The nation’s political discourse is the nation’s political discourse – one shooting spree tells us nothing about how dangerous it is. In my judgment, there are places on the fringes of the internet where the discourse may pose the possibility of encouraging violence. But this doesn’t represent a “turn.” For years, the internet was full of claims that, among other crimes, President Bush started a bloody war, based on articulated reasons he knew to be false, for the purpose of assisting oil companies and/or in the pursuit of a personal vendetta, etc.
Might an unbalanced reader have been prompted to engage in violence based on these utterances? Of course. Did the Washington Post point to this danger? Not that I recall. Should those who made these claims about Bush have been censored? Of course not. Would they have been to blame if a reader had gone on a shooting spree? No, they were guilty of heinous discourse and nothing more. Only the shooter (and anyone who acted in concert) would be to blame for the shooting.

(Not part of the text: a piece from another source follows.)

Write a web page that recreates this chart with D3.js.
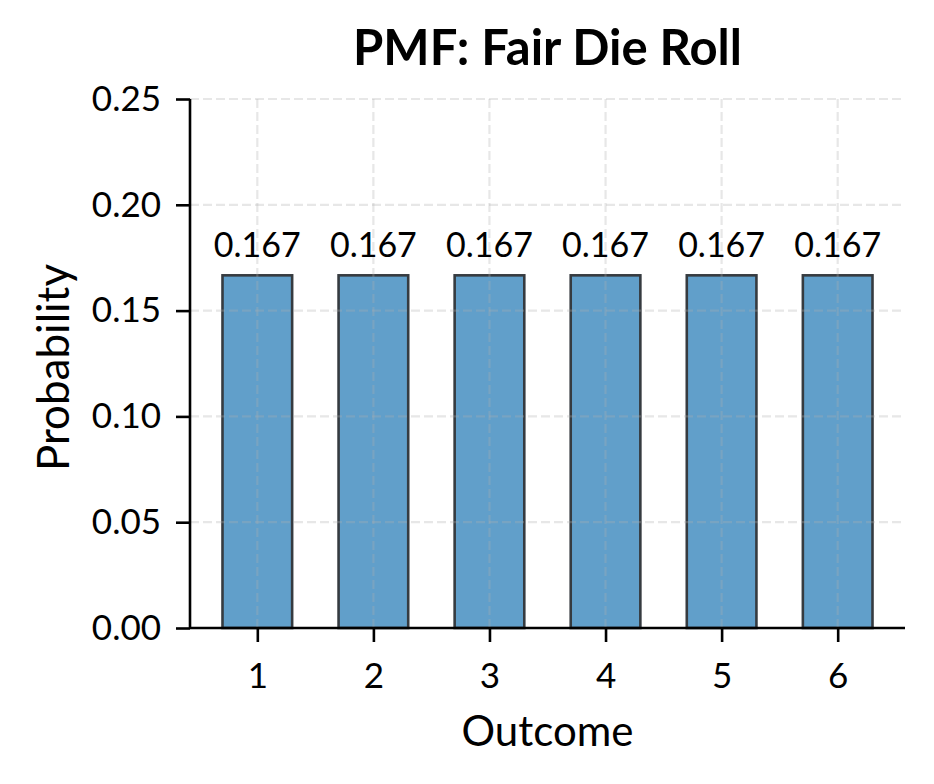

In Arizona, as I understand it, some of the public discourse has been particularly heated. But Arizona isn’t really a special case. Those who believe that the federal government has been criminally negligent in enforcing the immigration laws, and that the state is going to hell as a result, are well within their rights to so argue. Similarly, those who believe that those attempting to crack down on immigration are demagogues and/or racists have the right to advance that claim. The fact that a majority disagrees with one or both of these claims, or finds the underlying rhetoric overheated, is irrelevant.
We can all wish for more reasoned discourse, just as we can all wish for milder weather. But complaining about the nation’s discourse is probably a waste of time except as a method of attempting to advance the interests of a particular faction. And that itself can be viewed as an example of unreasonable discourse.